What is the function of the primitive man vision as a literary device?
It serves as both foreshadowing and symbolism, prefiguring Buck's eventual return to the wild and symbolizing the ancient instincts awakening beneath his domesticated nature.
How does London use irony in Dave's subplot?
The work in the traces is simultaneously killing Dave and giving him his only reason to live, creating a tragic irony where his salvation and destruction are the same thing.
What narrative technique does London use to convey Dave's death?
London uses understatement and indirection. The death occurs offscreen, communicated only by a single revolver shot behind a belt of trees, making it more powerful through restraint.

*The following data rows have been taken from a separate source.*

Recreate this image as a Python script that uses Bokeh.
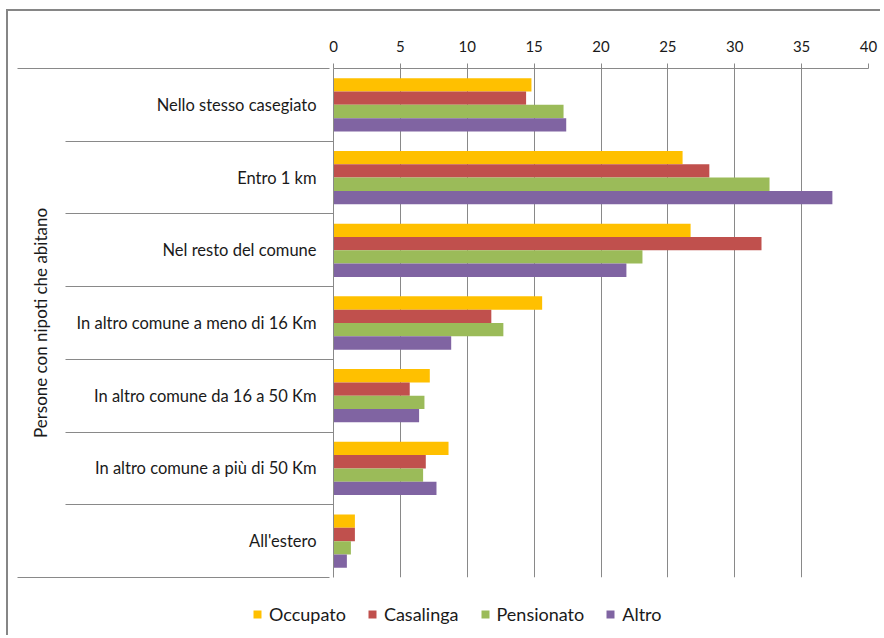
from bokeh.plotting import figure
from bokeh.models import (ColumnDataSource, Range1d, FactorRange, LinearAxis,
                          FixedTicker)
from bokeh.transform import dodge
from bokeh.embed import file_html
from bokeh.resources import INLINE

# ---------------- data ----------------
locations = ["Nello stesso casegiato", "Entro 1 km", "Nel resto del comune",
             "In altro comune a meno di 16 Km", "In altro comune da 16 a 50 Km",
             "In altro comune a più di 50 Km", "All'estero"]
series = ["Occupato", "Casalinga", "Pensionato", "Altro"]
occupato = [14.8, 26.1, 26.7, 15.6, 7.2, 8.6, 1.6]
casalinga = [14.4, 28.1, 32.0, 11.8, 5.7, 6.9, 1.6]
pensionato = [17.2, 32.6, 23.1, 12.7, 6.8, 6.7, 1.3]
altro = [17.4, 37.3, 21.9, 8.8, 6.4, 7.7, 1.0]
x_ticks = [0, 5, 10, 15, 20, 25, 30, 35, 40]
group_title = "Persone con nipoti che abitano"

colors = ["#FFC000", "#C0504D", "#9BBB59", "#8064A2"]
GRAY = "#898989"
FONT = "Lato"
TXT = "#1a1a1a"

src = ColumnDataSource(dict(loc=locations, Occupato=occupato, Casalinga=casalinga,
                            Pensionato=pensionato, Altro=altro))

n = len(locations)
factors = locations[::-1]          # bottom -> top
p = figure(width=874, height=626, output_backend="svg", toolbar_location=None,
           x_range=Range1d(x_ticks[0], x_ticks[-1]),
           y_range=FactorRange(factors=factors),
           x_axis_location="above", y_axis_location=None,
           min_border_left=325, min_border_right=14, min_border_top=57,
           min_border_bottom=60)
p.outline_line_color = None
p.background_fill_color = "white"
p.border_fill_color = "white"
p.styles = {"margin-left": "6px", "margin-top": "9px",
            "border-left": "2px solid #868686", "border-top": "2px solid #868686"}

bh = 0.1833
offsets = [1.5 * bh, 0.5 * bh, -0.5 * bh, -1.5 * bh]
for name, c, off in zip(series, colors, offsets):
    p.hbar(y=dodge("loc", off, range=p.y_range), right=name, left=0, height=bh,
           source=src, fill_color=c, line_color=None, legend_label=name)

# top value axis
xa = p.xaxis[0]
xa.ticker = FixedTicker(ticks=x_ticks)
xa.axis_line_color = GRAY
xa.major_tick_line_color = GRAY
xa.major_tick_out = 5
xa.major_tick_in = 0
xa.minor_tick_line_color = None
xa.major_label_standoff = 12
xa.major_label_text_font = FONT
xa.major_label_text_font_size = "15px"
xa.major_label_text_color = TXT
p.xgrid.grid_line_color = GRAY
p.xgrid.grid_line_width = 1
p.ygrid.grid_line_color = None

# category axis: labels at factor centres, separators (minor ticks) at boundaries
centres = [i + 0.5 for i in range(n)]
bounds = [float(i) for i in range(n + 1)]
SEP = 268
cat_axis = LinearAxis(ticker=FixedTicker(ticks=centres, minor_ticks=bounds[1:-1]),
                      major_label_overrides={c: f for c, f in zip(centres, factors)},
                      axis_line_color=GRAY, major_tick_out=0, major_tick_in=0,
                      minor_tick_out=SEP, minor_tick_in=0, minor_tick_line_color=GRAY,
                      major_label_standoff=17 - SEP, major_label_text_font=FONT,
                      major_label_text_font_size="16.5px", major_label_text_color=TXT)
p.add_layout(cat_axis, "left")

mid = n / 2
grp_axis = LinearAxis(ticker=FixedTicker(ticks=[mid], minor_ticks=[bounds[0], bounds[-1]]),
                      major_label_overrides={mid: group_title},
                      major_label_orientation="vertical",
                      axis_line_color=None, major_tick_out=0, major_tick_in=0,
                      minor_tick_out=56, minor_tick_in=256, minor_tick_line_color=GRAY,
                      major_label_standoff=-33, major_label_text_font=FONT,
                      major_label_text_font_size="17px", major_label_text_color=TXT)
p.add_layout(grp_axis, "left")

lg = p.legend[0]
p.center.remove(lg)
p.add_layout(lg, "below")
lg.orientation = "horizontal"
lg.location = (-81, -48)
lg.margin = -300
lg.border_line_color = None
lg.background_fill_alpha = 0
lg.padding = 0
lg.spacing = 21
lg.label_standoff = 7
lg.glyph_width = 10
lg.glyph_height = 10
lg.label_text_font = FONT
lg.label_text_font_size = "18px"
lg.label_text_color = TXT

open("out.html", "w").write(file_html(p, INLINE))
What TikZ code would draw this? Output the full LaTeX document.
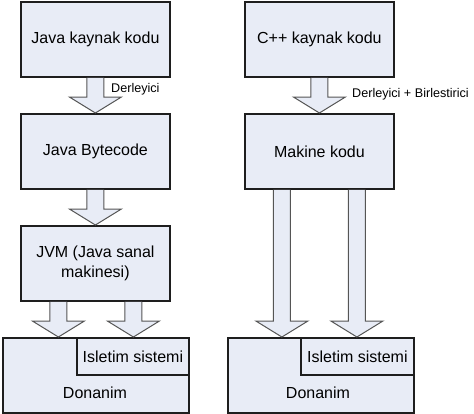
\documentclass[tikz,border=0pt]{standalone}
\usepackage{fontspec}
\setmainfont{Liberation Sans}
\usetikzlibrary{calc}
\definecolor{boxfill}{RGB}{232,236,246}
\definecolor{boxline}{RGB}{30,30,30}
\definecolor{arrline}{RGB}{85,85,85}
\tikzset{
  box/.style={draw=boxline, fill=boxfill, line width=1.8bp, anchor=north west, inner sep=0pt},
  txt/.style={font=\fontsize{16bp}{20bp}\selectfont, align=center, inner sep=0pt},
  lbl/.style={font=\fontsize{12.6bp}{14bp}\selectfont, anchor=west, inner sep=0pt},
  arr/.style={draw=arrline, fill=boxfill, line width=1bp, line join=miter}
}
\newcommand\barrow[2]{%
  \draw[arr] let \p1=#1, \p2=#2 in
    (\x1-8.5bp,\y1) -- (\x1-8.5bp,\y2+16bp) -- (\x1-26bp,\y2+16bp) -- (\x1,\y2)
    -- (\x1+26bp,\y2+16bp) -- (\x1+8.5bp,\y2+16bp) -- (\x1+8.5bp,\y1);}
\begin{document}
\begin{tikzpicture}[x=1bp,y=-1bp]
\useasboundingbox (0,0) rectangle (474,413);
% left column boxes
\node[box, minimum width=149bp, minimum height=75bp] (jsrc) at (20,1) {};
\node[txt] (jsrct) at (jsrc.center) {Java kaynak kodu};
\node[box, minimum width=149bp, minimum height=75bp] (jbc) at (20,113) {};
\node[txt] (jbct) at (jbc.center) {Java Bytecode};
\node[box, minimum width=149bp, minimum height=75bp] (jvm) at (20,225) {};
\node[txt] (jvmt) at (jvm.center) {JVM (Java sanal\\makinesi)};
\node[box, minimum width=186bp, minimum height=75bp] (hwl) at (2,337) {};
\node[box, minimum width=112bp, minimum height=37bp] (osl) at (76,337) {};
\node[txt] (hwlt) at (95,393) {Donanim};
\node[txt] (oslt) at (osl.center) {Isletim sistemi};
% right column boxes
\node[box, minimum width=149bp, minimum height=75bp] (csrc) at (244,1) {};
\node[txt] (csrct) at (csrc.center) {C++ kaynak kodu};
\node[box, minimum width=149bp, minimum height=75bp] (mk) at (244,113) {};
\node[txt] (mkt) at (mk.center) {Makine kodu};
\node[box, minimum width=186bp, minimum height=75bp] (hwr) at (227,337) {};
\node[box, minimum width=113bp, minimum height=37bp] (osr) at (300,337) {};
\node[txt] (hwrt) at (318,393) {Donanim};
\node[txt] (osrt) at (osr.center) {Isletim sistemi};
% block arrows
\barrow{(jsrc.south)}{(jbc.north)}
\barrow{(jbc.south)}{(jvm.north)}
\barrow{([xshift=-37bp]jvm.south)}{([xshift=-37bp]jvm.south |- hwl.north)}
\barrow{([xshift=38bp]jvm.south)}{([xshift=38bp]jvm.south |- osl.north)}
\barrow{(csrc.south)}{(mk.north)}
\barrow{([xshift=-37.5bp]mk.south)}{([xshift=-37.5bp]mk.south |- hwr.north)}
\barrow{([xshift=37.5bp]mk.south)}{([xshift=37.5bp]mk.south |- osr.north)}
% labels
\node[lbl] (l1) at (111,89) {Derleyici};
\node[lbl] (l2) at (352,94) {Derleyici + Birlestirici};
\end{tikzpicture}
\end{document}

What does "obdurate" mean in the context of Francois's refusal to let Buck lead?
Obdurate means stubbornly refusing to change one's mind. Francois is determined to keep Sol-leks in the lead despite Buck's protests.
What does "celerity" mean when describing how Buck broke in Teek and Koona?
Celerity means swiftness or speed. It emphasizes how quickly and efficiently Buck trained the two new huskies.
What does "lugubriously" mean when Dave howls as the sled train passes?
Lugubriously means in a mournful, sorrowful, or gloomy way. It conveys the depth of Dave's grief at being left behind.
Who says "Never such a dog as dat Buck! Him worth one thousand dollair" and what does it reveal?
Francois says this to Perrault, showing his complete reversal from opposing Buck's leadership to recognizing him as the finest dog he has ever driven.
What is the significance of the closing line: "Buck knew, and every dog knew, what had taken place behind the belt of river trees"?
It shows the dogs' intuitive understanding of death, conveyed without sentimentality. The shared knowledge unites the team in silent acknowledgment of Dave's fate.